Having thereby established his ironclad credentials as one of the true apostles of Fred, Mr. Wagner yields the floor to some other of Mr. Rogers “neighbors,” all of whom seem to feel the broadcaster was a pretty special guy. They include the aforementioned Rogers groupies Mr. Madigan and Ms. Hollingsworth, Tim Russert (another untouchable); NPR veteran Susan Stamberg; Marc Brown, the creator of Arthur the Aardvark; broadcaster Linda Ellerbee, and This American Lifer Davy Rothbart, whose 2001 radio segment on Mister Rogers managed to be considerably sweeter than Mr. Wagner’s film without being nearly as sappy. There’s also Bo Lozoff, a spiritual guru and cofounder of the Human Kindness Foundation, who taught meditation and yoga to prison inmates for decades before sexual harassment accusations surfaced in 2008. The film doesn’t touch on those, but they must not have been all that bad, because Mr. Wagner went ahead and had Mr.
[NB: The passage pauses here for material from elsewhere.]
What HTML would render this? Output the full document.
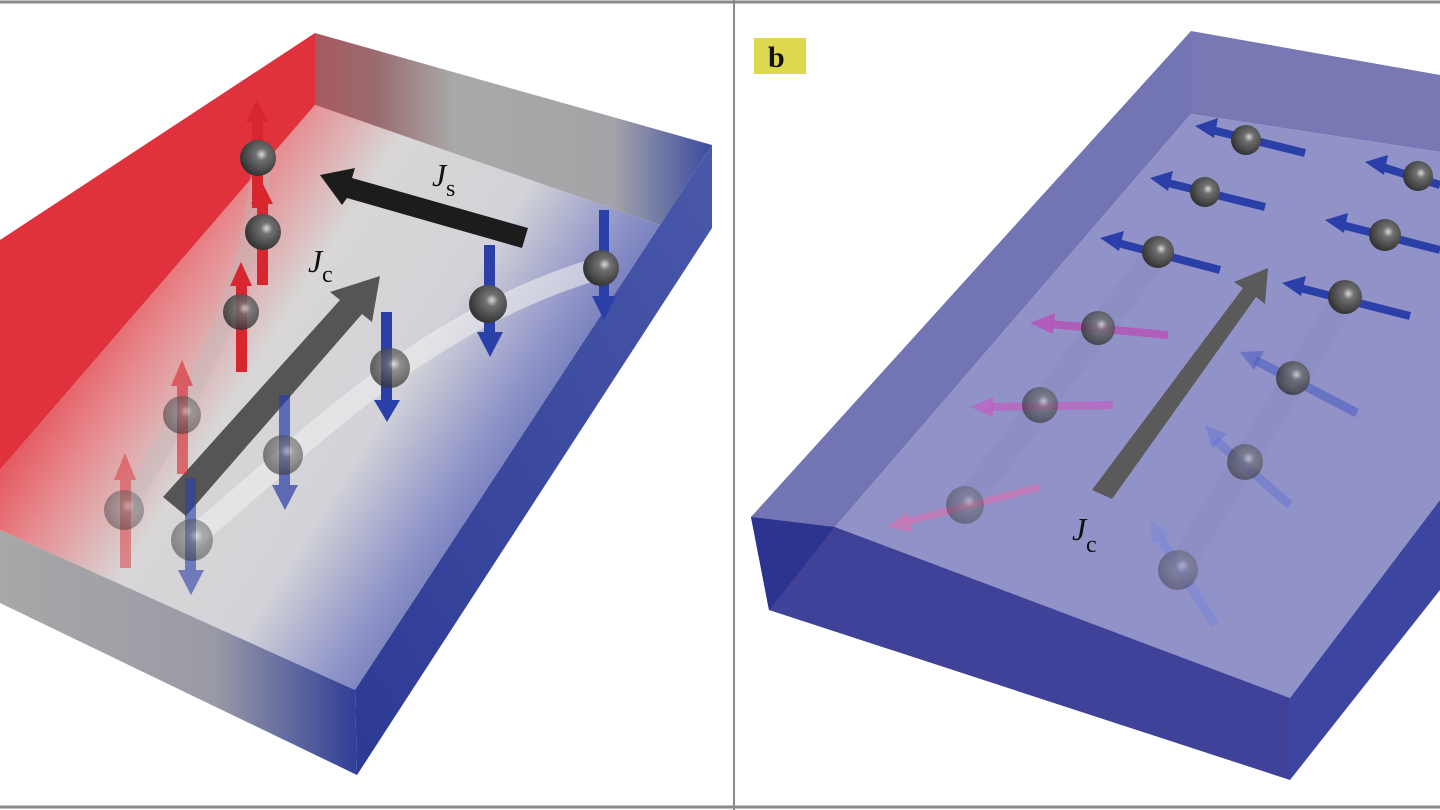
<!DOCTYPE html>
<html><head><meta charset="utf-8"><style>
html,body{margin:0;padding:0;background:#fff;}
svg{display:block}
text{font-family:"Liberation Serif",serif;}
</style></head><body>
<svg width="1440" height="810" viewBox="0 0 1440 810" xmlns="http://www.w3.org/2000/svg">
<defs>
<linearGradient id="lwall" x1="0" y1="0" x2="1" y2="0"><stop offset="0" stop-color="#a75a60"/><stop offset="0.15" stop-color="#9a6a6e"/><stop offset="0.35" stop-color="#a9a9a9"/><stop offset="0.75" stop-color="#a4a4a8"/><stop offset="1" stop-color="#3a4aa0"/></linearGradient>
<linearGradient id="lfloor" x1="0.1" y1="0.3" x2="0.9" y2="0.75"><stop offset="0" stop-color="#e2323c"/><stop offset="0.18" stop-color="#e78a8e"/><stop offset="0.35" stop-color="#d8d6d6"/><stop offset="0.58" stop-color="#d2d2d8"/><stop offset="0.75" stop-color="#8d92c8"/><stop offset="1" stop-color="#3d4a9e"/></linearGradient>
<linearGradient id="lfront" x1="0" y1="0" x2="1" y2="0"><stop offset="0" stop-color="#a8a8a8"/><stop offset="0.6" stop-color="#9a9aa6"/><stop offset="1" stop-color="#2f3e98"/></linearGradient>
<linearGradient id="lright" x1="0" y1="1" x2="1" y2="0"><stop offset="0" stop-color="#2c3a94"/><stop offset="1" stop-color="#4a58aa"/></linearGradient>
<radialGradient id="ball" cx="0.6" cy="0.4" r="0.65"><stop offset="0" stop-color="#d8d8d8"/><stop offset="0.25" stop-color="#707070"/><stop offset="1" stop-color="#2e2e2e"/></radialGradient>
</defs>
<rect x="0" y="0" width="1440" height="810" fill="#fff"/>
<line x1="0" y1="2" x2="1440" y2="2" stroke="#8a8a8a" stroke-width="3"/>
<line x1="0" y1="807" x2="1440" y2="807" stroke="#8a8a8a" stroke-width="3"/>
<line x1="734" y1="0" x2="734" y2="810" stroke="#8a8a8a" stroke-width="2"/>

<!-- LEFT PANEL -->
<polygon points="315,33 712,145 660,225 315,105" fill="url(#lwall)"/>
<polygon points="315,33 315,105 0,470 0,240" fill="#e0323c"/>
<polygon points="315,105 660,225 355,690 0,530 0,470" fill="url(#lfloor)"/>
<polygon points="712,145 712,228 357,775 355,690 660,225" fill="url(#lright)"/>
<polygon points="0,530 355,690 357,775 0,603" fill="url(#lfront)"/>

<path d="M190,540 C300,450 420,320 600,268" stroke="#eeeeee" stroke-opacity="0.6" stroke-width="22" fill="none"/>
<path d="M125,510 C190,400 250,300 262,160" stroke="#bbbbbb" stroke-opacity="0.35" stroke-width="20" fill="none"/>

<polygon points="320,175 355,168 352,178 528,228 522,248 347,198 342,205" fill="#1c1c1c"/>
<text x="432" y="186" font-size="32" font-style="italic" fill="#111">J</text><text x="446" y="196" font-size="24" fill="#111">s</text>
<polygon points="163,497 340,300 330,292 380,276 372,322 362,314 186,516" fill="#555"/>
<text x="308" y="272" font-size="32" font-style="italic" fill="#111">J</text><text x="322" y="282" font-size="24" fill="#111">c</text>

<g fill="#d8262e">
<rect x="252" y="118" width="11" height="90"/><polygon points="246,122 257,100 268,122"/>
<rect x="257" y="200" width="11" height="85"/><polygon points="251,204 262,182 273,204"/>
<rect x="236" y="282" width="11" height="90"/><polygon points="230,286 241,262 252,286"/>
<g opacity="0.6"><rect x="177" y="382" width="11" height="92"/><polygon points="171,386 182,360 193,386"/></g>
<g opacity="0.45"><rect x="120" y="476" width="11" height="92"/><polygon points="114,480 125,453 136,480"/></g>
</g>
<circle cx="258" cy="158" r="18" fill="url(#ball)"/>
<circle cx="263" cy="232" r="18" fill="url(#ball)"/>
<circle cx="241" cy="312" r="18" fill="url(#ball)" opacity="0.85"/>
<circle cx="182" cy="415" r="19" fill="url(#ball)" opacity="0.55"/>
<circle cx="124" cy="510" r="20" fill="url(#ball)" opacity="0.45"/>

<g fill="#2a3fa8">
<rect x="599" y="210" width="10" height="90"/><polygon points="592,296 604,320 616,296"/>
<rect x="484" y="245" width="11" height="90"/><polygon points="477,332 490,357 503,332"/>
<rect x="381" y="312" width="11" height="92"/><polygon points="374,400 387,422 400,400"/>
<g opacity="0.7"><rect x="279" y="395" width="11" height="92"/><polygon points="272,485 285,510 298,485"/></g>
<g opacity="0.6"><rect x="185" y="478" width="11" height="95"/><polygon points="178,570 191,595 204,570"/></g>
</g>
<circle cx="601" cy="268" r="18" fill="url(#ball)"/>
<circle cx="488" cy="304" r="19" fill="url(#ball)"/>
<circle cx="390" cy="368" r="20" fill="url(#ball)" opacity="0.75"/>
<circle cx="283" cy="455" r="20" fill="url(#ball)" opacity="0.6"/>
<circle cx="192" cy="540" r="21" fill="url(#ball)" opacity="0.5"/>

<!-- RIGHT PANEL -->
<polygon points="1191,31 1440,75 1440,152 1191,114" fill="#7778b4"/>
<polygon points="1191,31 1191,114 835,527 751,517" fill="#7374b4"/>
<polygon points="1191,114 1440,152 1440,500 1290,698 835,527" fill="#9192c8"/>
<polygon points="751,517 835,527 1290,698 1290,780 769,610" fill="#3f4298"/>
<polygon points="751,517 835,527 769,610" fill="#2c3490"/>
<polygon points="1290,698 1440,500 1440,590 1290,780" fill="#3c46a0"/>

<rect x="754" y="38" width="52" height="36" fill="#ded84e"/>
<text x="768" y="67" font-size="30" font-weight="bold" fill="#111">b</text>

<path d="M965,505 L1158,252" stroke="#8a8bc0" stroke-width="26" stroke-opacity="0.5" fill="none"/>
<path d="M1178,570 L1345,297" stroke="#8a8bc0" stroke-width="26" stroke-opacity="0.5" fill="none"/>

<polygon points="1092,490 1243,288 1234,282 1268,268 1265,304 1256,297 1112,499" fill="#5a5a5a"/>
<text x="1072" y="540" font-size="32" font-style="italic" fill="#111">J</text><text x="1086" y="552" font-size="24" fill="#111">c</text>

<g stroke-linecap="butt">
<g stroke="#2a3fa8" stroke-width="8">
<line x1="1305" y1="153" x2="1212" y2="130"/><line x1="1265" y1="207" x2="1168" y2="183"/>
<line x1="1220" y1="270" x2="1118" y2="243"/><line x1="1440" y1="185" x2="1382" y2="167"/>
<line x1="1440" y1="250" x2="1342" y2="225"/><line x1="1410" y1="316" x2="1300" y2="288"/>
</g>
<g fill="#2a3fa8">
<polygon points="1195,126 1218,118 1214,138"/><polygon points="1150,178 1173,171 1168,191"/>
<polygon points="1100,238 1124,231 1119,251"/><polygon points="1365,162 1388,155 1384,175"/>
<polygon points="1325,220 1348,213 1344,233"/><polygon points="1282,283 1306,276 1301,296"/>
</g>
<g stroke="#b553b8" stroke-width="8" opacity="0.85"><line x1="1168" y1="335" x2="1050" y2="324"/></g>
<polygon points="1030,323 1055,313 1053,334" fill="#b553b8" opacity="0.85"/>
<g stroke="#c060c0" stroke-width="8" opacity="0.7"><line x1="1113" y1="405" x2="990" y2="407"/></g>
<polygon points="970,407 993,397 993,417" fill="#c060c0" opacity="0.7"/>
<g stroke="#e070b0" stroke-width="7" opacity="0.6"><line x1="1040" y1="487" x2="905" y2="522"/></g>
<polygon points="887,527 907,512 912,532" fill="#e070b0" opacity="0.6"/>
<g stroke="#5060c0" stroke-width="9" opacity="0.6"><line x1="1357" y1="413" x2="1255" y2="360"/></g>
<polygon points="1240,352 1264,351 1254,370" fill="#5060c0" opacity="0.6"/>
<g stroke="#6070d0" stroke-width="9" opacity="0.45"><line x1="1290" y1="505" x2="1215" y2="440"/></g>
<polygon points="1205,425 1227,434 1212,448" fill="#6070d0" opacity="0.45"/>
<g stroke="#7080e0" stroke-width="10" opacity="0.35"><line x1="1215" y1="625" x2="1160" y2="538"/></g>
<polygon points="1150,520 1170,533 1152,544" fill="#7080e0" opacity="0.35"/>
</g>
<circle cx="1246" cy="140" r="15" fill="url(#ball)"/>
<circle cx="1205" cy="192" r="15" fill="url(#ball)"/>
<circle cx="1158" cy="252" r="16" fill="url(#ball)"/>
<circle cx="1418" cy="176" r="15" fill="url(#ball)"/>
<circle cx="1385" cy="235" r="16" fill="url(#ball)"/>
<circle cx="1345" cy="297" r="17" fill="url(#ball)"/>
<circle cx="1098" cy="328" r="17" fill="url(#ball)" opacity="0.8"/>
<circle cx="1040" cy="405" r="18" fill="url(#ball)" opacity="0.65"/>
<circle cx="965" cy="505" r="19" fill="url(#ball)" opacity="0.45"/>
<circle cx="1293" cy="378" r="17" fill="url(#ball)" opacity="0.8"/>
<circle cx="1245" cy="462" r="18" fill="url(#ball)" opacity="0.6"/>
<circle cx="1178" cy="570" r="20" fill="url(#ball)" opacity="0.45"/>
</svg>
</body></html>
Lozoff officiate at his wedding.

All of neighbors testify to Fred Rogers’ goodness, and there’s little doubt that he was a wonderful person. The film recalls one signature moment in Rogers lore, in 1969, when he single-handedly persuaded a Senate subcommittee to retain a $20 million grant for the nascent Corporation for Public Broadcasting that President Richard Nixon was looking to cut in half. In his testimony, Mr. Rogers cast himself as a slow-talking, feelings-endorsing bulwark against the “bombardment” of cartoons the commercial networks were aiming at the nation’s children.

Of course, that blitzkrieg has intensified.